Dari angka itu, sekitar 72 persen berasal dari sektor e-commerce, utamanya marketplace, dan sebagian besar melibatkan transaksi UMKM. Menurutnya, potensi fiskal yang bisa digali dari sektor ini sangat besar, sekaligus dapat mendorong perluasan basis pajak secara sistematis.
"Selama tidak bersifat final, mereka yang sudah patuh tidak akan terkena beban tambahan. Tapi dengan penunjukan marketplace sebagai pemungut, pelaku usaha yang belum teridentifikasi bisa masuk ke sistem," ujarnya.

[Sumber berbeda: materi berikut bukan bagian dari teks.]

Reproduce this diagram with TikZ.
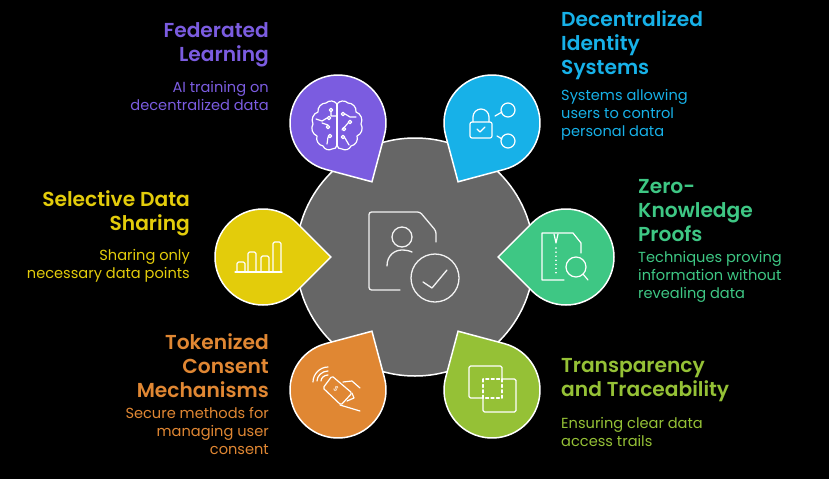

Meski demikian, asosiasi industri e-commerce menyampaikan catatan kritis atas kebijakan yang tengah disiapkan DJP. Sekretaris Jenderal idEA, Budi Primawan, meminta pemerintah berhati-hati dalam menerapkan kebijakan ini.
Sebab, jutaan pelaku UMKM digital akan terdampak langsung oleh aturan ini, sehingga perlu ada persiapan matang dari sisi sistem, infrastruktur teknis platform, hingga sosialisasi kepada para pedagang. "Karena itu, penting bagi kami sebagai ekosistem untuk memastikan kesiapan sistem, dukungan teknis, serta komunikasi yang memadai kepada para seller," kata dia kepada Tirto, Kamis (26/6/2025).
Menurutnya, efektivitas kebijakan ini hanya bisa dicapai bila dijalankan secara kolaboratif, terencana, dan tidak mengganggu ruang tumbuh ekosistem digital. Pasalnya, pemungutan pajak oleh platform e-commerce kepada penjual orang pribadi dengan omzet tertentu, hanya akan efektif untuk mengerek penerimaan negara apabila dilakukan secara kolaboratif, terencana, dan inklusif.
Ini juga perlu dilakukan agar tidak menimbulkan disrupsi pada pertumbuhan ekosistem digital nasional. "Apapun kebijakan dari pemerintah, kami tentu akan patuh dan siap menjalankan sesuai dengan ketentuan yang berlaku. Kepatuhan terhadap regulasi merupakan bagian dari komitmen kami sebagai pelaku industri e-commerce dalam mendukung ekosistem yang sehat dan berkelanjutan," tutup Budi.